Records with drawing code:
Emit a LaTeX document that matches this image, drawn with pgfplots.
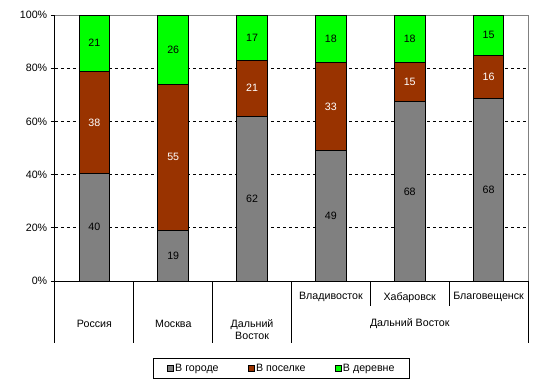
\documentclass[border=0pt]{standalone}
\usepackage{fontspec}
\setmainfont{Liberation Sans}
\usepackage{pgfplots}
\usepackage{pgfplotstable}
\pgfplotsset{compat=1.18}
\definecolor{cGray}{HTML}{808080}
\definecolor{cBrown}{HTML}{993300}
\definecolor{cGreen}{HTML}{00FF00}
\pgfplotstableread{
x a b c
0.5 40 38 21
1.5 19 55 26
2.5 62 21 17
3.5 49 33 18
4.5 68 15 18
5.5 68 16 15
}\data
\begin{document}
\fontsize{8}{9.6}\selectfont
\begin{tikzpicture}
\path[use as bounding box] (0pt,0pt) rectangle (405pt,290.25pt);
\begin{axis}[
 at={(41.25pt,79.5pt)}, anchor=south west,
 scale only axis, width=354.75pt, height=199.5pt,
 xmin=0, xmax=6, ymin=0, ymax=100,
 clip=false,
 axis x line*=bottom, axis y line*=left,
 axis line style={-, black, line width=0.75pt},
 xtick=\empty,
 ytick={0,20,...,100},
 yticklabel={\pgfmathprintnumber{\tick}\%},
 /pgf/number format/assume math mode=true,
 tick align=outside, major tick length=3pt,
 tick style={black, line width=0.75pt},
 extra y ticks={20,40,60,80}, extra y tick labels={},
 extra y tick style={grid=major},
 major grid style={black, line width=0.75pt, dash pattern=on 2.25pt off 2.25pt},
 legend style={at={(0.479,-0.329)}, anchor=center, legend columns=3, draw=black, line width=0.75pt,
   inner xsep=10.5pt, inner ysep=2.2pt,
   /tikz/every even column/.append style={column sep=21pt},
   nodes={inner xsep=1pt, inner ysep=2pt}},
 nodes near coords style={anchor=center, inner sep=0pt},
]
\draw[cGray, line width=0.75pt] (axis cs:0,100) -- (axis cs:6,100) -- (axis cs:6,0);
\addplot[ybar, bar width=0.39, bar shift=0pt, fill=cGreen, draw=black, line width=0.75pt, forget plot]
  table[x=x, y expr={(\thisrow{a}+\thisrow{b}+\thisrow{c})/(\thisrow{a}+\thisrow{b}+\thisrow{c})*100}] {\data};
\addplot[ybar, bar width=0.39, bar shift=0pt, fill=cBrown, draw=black, line width=0.75pt, forget plot]
  table[x=x, y expr={(\thisrow{a}+\thisrow{b})/(\thisrow{a}+\thisrow{b}+\thisrow{c})*100}] {\data};
\addplot[ybar, bar width=0.39, bar shift=0pt, fill=cGray, draw=black, line width=0.75pt, forget plot]
  table[x=x, y expr={\thisrow{a}/(\thisrow{a}+\thisrow{b}+\thisrow{c})*100}] {\data};
% labels
\addplot[draw=none, mark=none, forget plot, nodes near coords, point meta=explicit symbolic,
  nodes near coords style={text=black}]
  table[x=x, y expr={0.5*\thisrow{a}/(\thisrow{a}+\thisrow{b}+\thisrow{c})*100}, meta=a] {\data};
\addplot[draw=none, mark=none, forget plot, nodes near coords, point meta=explicit symbolic,
  nodes near coords style={text=white}]
  table[x=x, y expr={(\thisrow{a}+0.5*\thisrow{b})/(\thisrow{a}+\thisrow{b}+\thisrow{c})*100}, meta=b] {\data};
\addplot[draw=none, mark=none, forget plot, nodes near coords, point meta=explicit symbolic,
  nodes near coords style={text=black}]
  table[x=x, y expr={(\thisrow{a}+\thisrow{b}+0.5*\thisrow{c})/(\thisrow{a}+\thisrow{b}+\thisrow{c})*100}, meta=c] {\data};
% category table
\draw[black, line width=0.75pt] (axis cs:0,0) -- (axis cs:0,-23.3);
\draw[black, line width=0.75pt] (axis cs:1,0) -- (axis cs:1,-23.3);
\draw[black, line width=0.75pt] (axis cs:2,0) -- (axis cs:2,-23.3);
\draw[black, line width=0.75pt] (axis cs:3,0) -- (axis cs:3,-23.3);
\draw[black, line width=0.75pt] (axis cs:6,0) -- (axis cs:6,-23.3);
\draw[black, line width=0.75pt] (axis cs:4,0) -- (axis cs:4,-9.4);
\draw[black, line width=0.75pt] (axis cs:5,0) -- (axis cs:5,-9.4);
\node at (axis cs:3.5,-6.1) {Владивосток};
\node at (axis cs:4.5,-6.1) {Хабаровск};
\node at (axis cs:5.5,-6.1) {Благовещенск};
\node at (axis cs:0.5,-16.1) {Россия};
\node at (axis cs:1.5,-16.1) {Москва};
\node[align=center, font=\fontsize{8}{9.2}\selectfont] at (axis cs:2.5,-18.3) {Дальний\\Восток};
\node at (axis cs:4.5,-16.1) {Дальний Восток};
% legend
\addlegendimage{legend image code/.code={\draw[fill=cGray, draw=black, line width=0.6pt] (0pt,-2.2pt) rectangle (4.4pt,2.2pt);}}
\addlegendentry{В городе}
\addlegendimage{legend image code/.code={\draw[fill=cBrown, draw=black, line width=0.6pt] (0pt,-2.2pt) rectangle (4.4pt,2.2pt);}}
\addlegendentry{В поселке}
\addlegendimage{legend image code/.code={\draw[fill=cGreen, draw=black, line width=0.6pt] (0pt,-2.2pt) rectangle (4.4pt,2.2pt);}}
\addlegendentry{В деревне}
\end{axis}
\end{tikzpicture}
\end{document}
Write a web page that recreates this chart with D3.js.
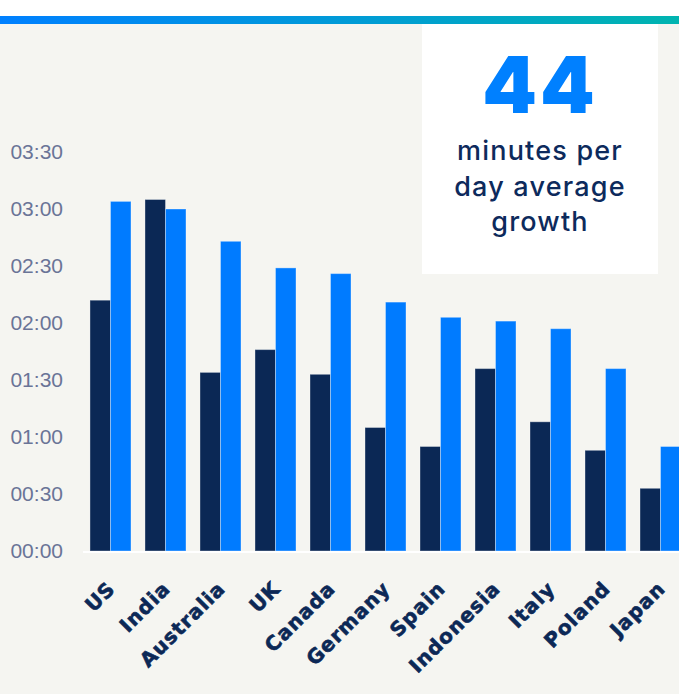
<!DOCTYPE html>
<html>
<head>
  <meta charset="utf-8">
  <script src="https://d3js.org/d3.v7.min.js"></script>
  <style>
    body { margin: 0; background: #fff; }
    .ylab { font-family: "Liberation Sans", Arial, sans-serif; font-size: 21px; fill: #6a7497; }
    .xlab { font-family: "DejaVu Sans", sans-serif; font-size: 20px; font-weight: bold; fill: #0c2856; stroke: #0c2856; stroke-width: 0.6px; letter-spacing: 1px; }
    .big { font-family: Inter, sans-serif; font-size: 78px; font-weight: 900; fill: #0080ff; }
    .note { font-family: Inter, "Open Sans", sans-serif; font-size: 27px; font-weight: 500; fill: #0d2a5c; letter-spacing: 1.2px; }
  </style>
</head>
<body>
<script>
  var width = 679,
      height = 694;

  // minutes per day
  var countries = ["US", "India", "Australia", "UK", "Canada", "Germany", "Spain", "Indonesia", "Italy", "Poland", "Japan"];
  var series = ["before", "after"];
  var before = [132, 185, 94, 106, 93, 65, 55, 96, 68, 53, 33];
  var after = [184, 180, 163, 149, 146, 131, 123, 121, 117, 96, 55];
  var yTicks = [0, 30, 60, 90, 120, 150, 180, 210];
  var noteLines = ["minutes per", "day average", "growth"];
  var bigNumber = "44";

  var colors = { before: "#0b2855", after: "#007bff" };

  var svg = d3.select("body")
      .append("svg")
      .attr("width", width)
      .attr("height", height);

  var defs = svg.append("defs");
  var grad = defs.append("linearGradient").attr("id", "topbar");
  grad.append("stop").attr("offset", "0%").attr("stop-color", "#0080ff");
  grad.append("stop").attr("offset", "100%").attr("stop-color", "#00b4b0");

  svg.append("rect")
      .attr("x", 0).attr("y", 24)
      .attr("width", width).attr("height", height - 24)
      .attr("fill", "#f5f5f1");

  svg.append("rect")
      .attr("x", 0).attr("y", 16)
      .attr("width", width).attr("height", 8)
      .attr("fill", "url(#topbar)");

  // callout box
  svg.append("rect")
      .attr("x", 422).attr("y", 24)
      .attr("width", 236).attr("height", 250)
      .attr("fill", "#fff");

  svg.append("text")
      .attr("class", "big")
      .attr("x", 540).attr("y", 113)
      .attr("text-anchor", "middle")
      .attr("letter-spacing", "3px")
      .text(bigNumber);

  svg.selectAll(".note")
      .data(noteLines)
      .enter().append("text")
      .attr("class", "note")
      .attr("x", 540)
      .attr("y", function(d, i) { return 160 + i * 35.5; })
      .attr("text-anchor", "middle")
      .text(function(d) { return d; });

  var x0 = d3.scaleBand()
      .domain(countries)
      .range([83, 688])
      .paddingInner(0.2545)
      .paddingOuter(0.127);

  var x1 = d3.scaleBand()
      .domain(series)
      .range([0, x0.bandwidth()]);

  var y = d3.scaleLinear()
      .domain([0, 210])
      .range([551, 152]);

  function fmt(m) {
    var h = Math.floor(m / 60), mm = m % 60;
    return String(h).padStart(2, "0") + ":" + String(mm).padStart(2, "0");
  }

  var yAxis = svg.append("g")
      .attr("transform", "translate(63,0)")
      .call(d3.axisLeft(y).tickValues(yTicks).tickFormat(fmt).tickSize(0).tickPadding(0));
  yAxis.select(".domain").remove();
  yAxis.selectAll("text").attr("class", "ylab").attr("fill", null).attr("font-family", null).attr("font-size", null);

  var rows = countries.map(function(c, i) {
    return { country: c, before: before[i], after: after[i] };
  });

  var groups = svg.selectAll(".grp")
      .data(rows)
      .enter().append("g")
      .attr("class", "grp")
      .attr("transform", function(d) { return "translate(" + x0(d.country) + ",0)"; });

  groups.selectAll("rect")
      .data(function(d) { return series.map(function(s) { return { key: s, value: d[s] }; }); })
      .enter().append("rect")
      .attr("x", function(d) { return x1(d.key); })
      .attr("y", function(d) { return y(d.value); })
      .attr("width", x1.bandwidth())
      .attr("height", function(d) { return y(0) - y(d.value); })
      .attr("fill", function(d) { return colors[d.key]; })
      .attr("stroke", "#ffffff")
      .attr("stroke-opacity", 0.35)
      .attr("stroke-width", 1);

  svg.append("line")
      .attr("x1", 83).attr("x2", width)
      .attr("y1", 552).attr("y2", 552)
      .attr("stroke", "#fff")
      .attr("stroke-width", 2);

  svg.selectAll(".xlab")
      .data(countries)
      .enter().append("text")
      .attr("class", "xlab")
      .attr("text-anchor", "end")
      .attr("transform", function(d) {
        var cx = x0(d) + x0.bandwidth() / 2 + 6;
        return "translate(" + cx + ",590) rotate(-45)";
      })
      .text(function(d) { return d; });
</script>
</body>
</html>
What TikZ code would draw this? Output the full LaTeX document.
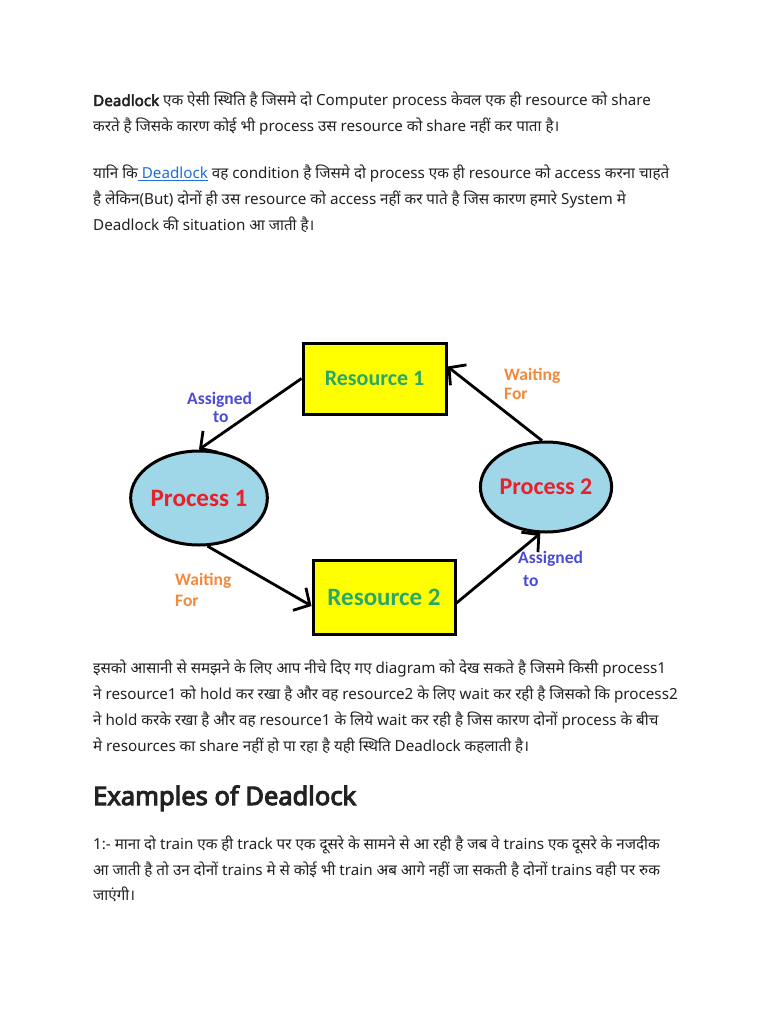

**Exercise task:**
Which lines of the data include "that"? Copy each of them.

**Reply:**
Emit a LaTeX document that matches this image, drawn with pgfplots.
Write a web page that recreates this chart with D3.js.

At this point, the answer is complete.